44.厳しめモードで稼働中

 カクヨムコンに参加中だが、現在進行形で執筆中なので、筆が止まらないように此処にも宣言して自らを追い詰める作戦。現代ファンタジーは斯くも難き……と某RPGをしながら唇を噛み締める日々である。I pray for you 抱きしめるしか出来ない。


『群青区に神は滅びて』

https://kakuyomu.jp/works/1177354055003507189


 このエッセイをお読みの方の大半はエッセイのみを読みにいらしているので、こういうのが煩わしいと思われるかもしれない。しかし私はこういうのが煩わしくないので無問題である。大体そんなことを気にしているような人間だったら、こんなエッセイを書かない。綺麗なお花とか撮影してSNSにアップとかするし、自炊とかもする。掃除もするし、何なら髪とか梳かす。

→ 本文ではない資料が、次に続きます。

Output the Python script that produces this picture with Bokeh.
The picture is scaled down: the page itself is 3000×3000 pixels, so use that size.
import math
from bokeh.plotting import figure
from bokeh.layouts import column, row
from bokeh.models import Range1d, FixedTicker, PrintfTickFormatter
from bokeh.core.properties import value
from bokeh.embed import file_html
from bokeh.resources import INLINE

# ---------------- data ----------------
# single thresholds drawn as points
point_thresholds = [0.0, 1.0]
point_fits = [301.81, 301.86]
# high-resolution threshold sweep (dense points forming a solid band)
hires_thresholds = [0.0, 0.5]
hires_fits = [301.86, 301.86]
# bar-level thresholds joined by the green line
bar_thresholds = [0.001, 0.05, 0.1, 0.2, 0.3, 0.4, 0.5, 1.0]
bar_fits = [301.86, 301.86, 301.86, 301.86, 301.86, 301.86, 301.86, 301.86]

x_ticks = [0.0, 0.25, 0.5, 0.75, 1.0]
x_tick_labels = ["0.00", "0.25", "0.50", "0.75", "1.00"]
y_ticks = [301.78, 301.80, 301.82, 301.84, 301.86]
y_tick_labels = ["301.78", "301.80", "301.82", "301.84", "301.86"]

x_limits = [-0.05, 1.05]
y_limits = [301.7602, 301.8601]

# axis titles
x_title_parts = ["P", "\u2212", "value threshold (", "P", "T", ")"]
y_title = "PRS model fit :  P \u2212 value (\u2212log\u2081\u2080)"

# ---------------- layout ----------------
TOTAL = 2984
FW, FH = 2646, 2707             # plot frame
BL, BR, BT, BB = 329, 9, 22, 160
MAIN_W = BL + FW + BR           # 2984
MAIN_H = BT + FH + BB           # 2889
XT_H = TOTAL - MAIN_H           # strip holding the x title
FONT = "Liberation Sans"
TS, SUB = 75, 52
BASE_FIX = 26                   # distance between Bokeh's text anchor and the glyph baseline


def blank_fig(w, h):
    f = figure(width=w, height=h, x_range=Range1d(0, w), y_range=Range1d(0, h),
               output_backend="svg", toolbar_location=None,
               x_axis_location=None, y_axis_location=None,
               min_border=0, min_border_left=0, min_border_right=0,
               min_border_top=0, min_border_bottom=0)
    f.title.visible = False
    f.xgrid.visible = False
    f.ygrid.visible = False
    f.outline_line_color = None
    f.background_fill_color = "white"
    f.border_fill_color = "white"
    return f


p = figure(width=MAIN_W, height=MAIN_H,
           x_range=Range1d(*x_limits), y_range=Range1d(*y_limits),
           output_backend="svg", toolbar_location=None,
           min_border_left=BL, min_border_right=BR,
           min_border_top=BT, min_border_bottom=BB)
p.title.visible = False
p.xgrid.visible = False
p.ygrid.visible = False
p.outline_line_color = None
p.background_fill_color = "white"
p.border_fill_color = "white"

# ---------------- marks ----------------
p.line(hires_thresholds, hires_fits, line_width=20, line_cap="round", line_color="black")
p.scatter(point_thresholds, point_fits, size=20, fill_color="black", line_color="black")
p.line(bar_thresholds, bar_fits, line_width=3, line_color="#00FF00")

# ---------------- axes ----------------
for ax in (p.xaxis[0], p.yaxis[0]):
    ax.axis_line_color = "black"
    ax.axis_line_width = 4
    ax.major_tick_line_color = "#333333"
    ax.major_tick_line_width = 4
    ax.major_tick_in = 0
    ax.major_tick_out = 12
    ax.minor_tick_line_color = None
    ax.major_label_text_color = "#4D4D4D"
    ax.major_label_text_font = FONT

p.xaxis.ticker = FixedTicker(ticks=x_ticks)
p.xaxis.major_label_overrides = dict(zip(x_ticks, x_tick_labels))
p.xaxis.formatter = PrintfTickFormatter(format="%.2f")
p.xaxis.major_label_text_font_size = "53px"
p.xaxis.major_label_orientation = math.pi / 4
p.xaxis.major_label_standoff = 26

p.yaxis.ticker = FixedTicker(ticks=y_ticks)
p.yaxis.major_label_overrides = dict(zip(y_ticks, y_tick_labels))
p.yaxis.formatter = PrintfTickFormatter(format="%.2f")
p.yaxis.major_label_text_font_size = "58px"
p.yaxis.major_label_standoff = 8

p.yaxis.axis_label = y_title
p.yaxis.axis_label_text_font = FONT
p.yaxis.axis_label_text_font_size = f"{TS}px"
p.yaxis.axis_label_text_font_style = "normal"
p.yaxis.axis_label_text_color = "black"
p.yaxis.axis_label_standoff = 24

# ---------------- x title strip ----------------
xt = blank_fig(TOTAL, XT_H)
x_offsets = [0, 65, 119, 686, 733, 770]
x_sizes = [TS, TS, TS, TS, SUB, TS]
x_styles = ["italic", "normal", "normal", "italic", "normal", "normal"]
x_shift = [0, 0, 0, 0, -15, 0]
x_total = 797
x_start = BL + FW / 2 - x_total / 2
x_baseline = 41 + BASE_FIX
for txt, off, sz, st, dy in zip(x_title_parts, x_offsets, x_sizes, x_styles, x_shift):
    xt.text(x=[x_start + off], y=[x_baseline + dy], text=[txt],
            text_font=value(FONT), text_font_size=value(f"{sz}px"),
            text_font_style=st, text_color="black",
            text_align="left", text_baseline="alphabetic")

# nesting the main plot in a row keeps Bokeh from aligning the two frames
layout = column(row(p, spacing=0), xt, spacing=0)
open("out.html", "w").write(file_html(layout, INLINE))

 最近、家の環境を少し向上させようと思って加湿器を買った。生まれて初めて買った。濡らしたタオルを部屋に吊す生活をやめて、ちょっと進化した。今のところ特に効果の実感の程はないが、猫型の加湿器の頭頂部からミストが噴き上がっているのを見ると、良いことをしている気分になるので不思議である。何で猫型かと言うと、可愛かったからだ。どうせ側に置くなら、格好良いものか可愛いものにしたい。

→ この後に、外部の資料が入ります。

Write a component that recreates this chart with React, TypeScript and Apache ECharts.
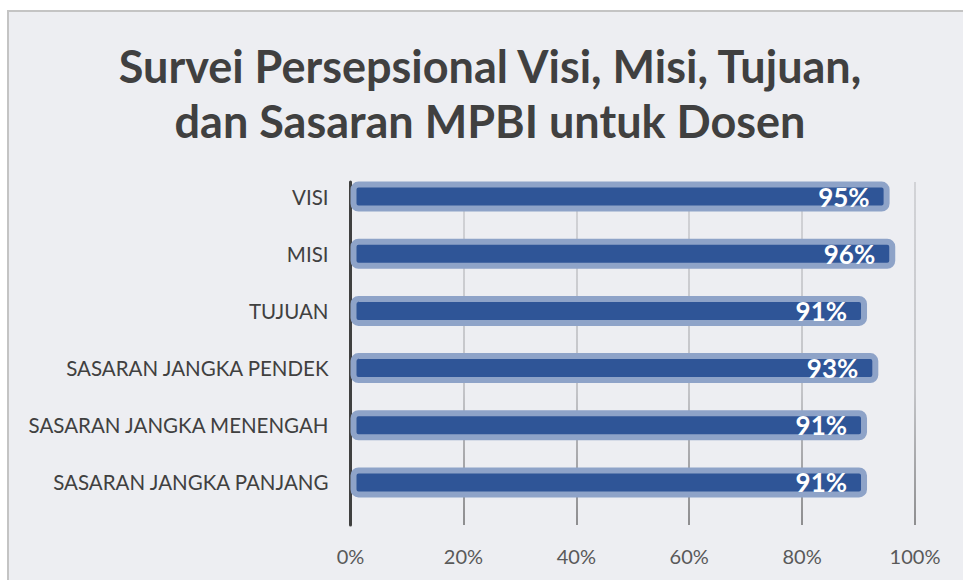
import React, { useEffect, useRef } from "react";
import * as echarts from "echarts";

const categories = [
  "VISI",
  "MISI",
  "TUJUAN",
  "SASARAN JANGKA PENDEK",
  "SASARAN JANGKA MENENGAH",
  "SASARAN JANGKA PANJANG",
];
const values = [0.955, 0.965, 0.915, 0.935, 0.915, 0.915];
const xTicks = [0, 0.2, 0.4, 0.6, 0.8, 1.0];
const titleLines = ["Survei Persepsional Visi, Misi, Tujuan,", "dan Sasaran MPBI untuk Dosen"];

export default function App() {
  const ref = useRef<HTMLDivElement>(null);
  useEffect(() => {
    if (!ref.current) return;
    const chart = echarts.init(ref.current, undefined, { renderer: "svg" });
    const plotLeft = 350.5;
    const plotRight = 48;
    chart.setOption({
      animation: false,
      backgroundColor: "#ffffff",
      graphic: [
        {
          type: "rect",
          z: -10,
          silent: true,
          shape: { x: 8, y: 11, width: 970, height: 590 },
          style: { fill: "#EDEEF2", stroke: "#C4C4C4", lineWidth: 2 },
        },
        {
          type: "text",
          x: 490,
          y: 93,
          style: {
            text: titleLines.join("\n"),
            fill: "#404040",
            font: "bold 45px Lato, 'Open Sans', sans-serif",
            lineHeight: 55,
            align: "center",
            verticalAlign: "middle",
          },
        },
      ],
      grid: [
        { left: plotLeft, right: plotRight, top: 182, bottom: 55 },
        { left: plotLeft, right: plotRight, top: 168, bottom: 69 },
      ],
      xAxis: [
        {
          type: "value",
          gridIndex: 0,
          min: xTicks[0],
          max: xTicks[xTicks.length - 1],
          interval: 0.2,
          axisLine: { show: false },
          axisTick: { show: false },
          axisLabel: {
            margin: 21,
            color: "#595959",
            fontSize: 20,
            fontFamily: "Lato, 'Open Sans', sans-serif",
            formatter: (v: number) => Math.round(v * 100) + "%",
          },
          splitLine: {
            show: true,
            lineStyle: {
              width: 2,
              color: {
                type: "linear",
                x: 0,
                y: 182,
                x2: 0,
                y2: 525,
                global: true,
                colorStops: [
                  { offset: 0, color: "#D2D3D7" },
                  { offset: 0.6, color: "#C4C5C9" },
                  { offset: 1, color: "#8E8E90" },
                ],
              },
            },
          },
        },
        {
          type: "value",
          gridIndex: 1,
          min: 0,
          max: 1,
          show: false,
          splitLine: { show: false },
        },
      ],
      yAxis: [
        {
          type: "category",
          gridIndex: 0,
          data: categories,
          inverse: true,
          axisLine: { show: true, lineStyle: { color: "#404040", width: 3 } },
          axisTick: { show: false },
          axisLabel: { show: false },
          splitLine: { show: false },
        },
        {
          type: "category",
          gridIndex: 1,
          data: categories,
          inverse: true,
          axisLine: { show: false },
          axisTick: { show: false },
          axisLabel: {
            margin: 22,
            color: "#404040",
            fontSize: 20.5,
            fontFamily: "Lato, 'Open Sans', sans-serif",
          },
          splitLine: { show: false },
        },
      ],
      series: [
        {
          type: "bar",
          xAxisIndex: 1,
          yAxisIndex: 1,
          data: values,
          barWidth: 30,
          z: 1,
          itemStyle: {
            color: "#2F5597",
            borderColor: "#8EA3C8",
            borderWidth: 6,
            borderRadius: 5,
          },
          label: {
            show: true,
            position: "insideRight",
            distance: 20,
            color: "#ffffff",
            fontWeight: "bold",
            fontSize: 26,
            fontFamily: "Lato, 'Open Sans', sans-serif",
            formatter: (p: any) => Math.floor(p.value * 100 + 1e-6) + "%",
          },
        },
      ],
    });
    return () => chart.dispose();
  }, []);
  return (
    <div
      ref={ref}
      style={{ position: "absolute", left: 0, top: 0, width: 963, height: 580 }}
    />
  );
}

 加湿器といえば、会社はビルの構造上の問題で非常に乾燥しやすい。加えてこのコロナ禍である。夏をすぎたあたりで一気に空気清浄加湿器が増えた。しかも全部喋るタイプである。朝起動すれば「おはようございます」と言い、水が減れば言葉で補充を促すタイプの機械だ。


 よく電化製品を使う人はわかるかと思うが、機械にも「個性」みたいなものがある。それは起動が遅かったり、いつも同じ箇所だけ不具合を起こしたり、反応が遅かったりすることを指す。会社にある空気清浄機も「個性」がバラバラで、人感センサーが鈍くて無口な個体や、水量センサが鈍くて慎ましやかな個体もいる。

 私が気に入っているのは、部屋の中央に構えている清浄機である。

 ある日のこと、出社してきた課長(四十代男性)が清浄機に近づいた時だった。軽やかな声が社内に響き渡った。


『空気が汚れています』


 何で? 課長が近づいたから?

 ウィンウィンと稼働する清浄機に聞いても答えは返ってこなかった。

 数時間後、課長は外回りに行くために準備を整えて席を立った。空気清浄機の側を通り過ぎて出入り口へ向かおうとした瞬間、再び華やかな声が響いた。


『空気が綺麗になりました』


 何で? 課長いなくなったから?

 一仕事終えてスリープ状態に入った清浄機は、やっぱり何も答えてくれなかった。


 別の日、部屋の湿度が異様に低く、朝から清浄機達は加湿モードをフル回転して忙しそうだった。数時間ごとに聞こえる、給水を促す声。近くの人が水を入れ替える仕組みで、大体は若手の作業となる。

 若手社員が呼びかけに応じて、給水タンクに水を汲んできた。家電に話しかけるタイプの子なので「はいはい、水ですよー」とか言いながらその清浄機に入れる。ピピッと電子音がして、続けて『ありがとう』と謝礼が聞こえた。


 それを聞いていたのが、普段会社にいない部長(四十代男性)だった。清浄機から流れた音声を聞いて、驚いた顔をした。


「何これ。喋るの?」

「喋りますよ。水入れるとお礼いいますし」

「じゃあ次やってみようっと」


 二時間後、再び給水を促す声がした。部長はいそいそと水をタンクに入れてくると、清浄機にセットした。

 清浄機は無言で動き始めた。


「お礼言われなかったですね」

「二度と入れてやらねぇ!」


 大人気なく声を出す部長。それをセンサーで察知したのか、清浄機が不意に声を出した。


『お疲れ様でした』


 そんな四十代男性に厳しめモードの清浄機が好きである。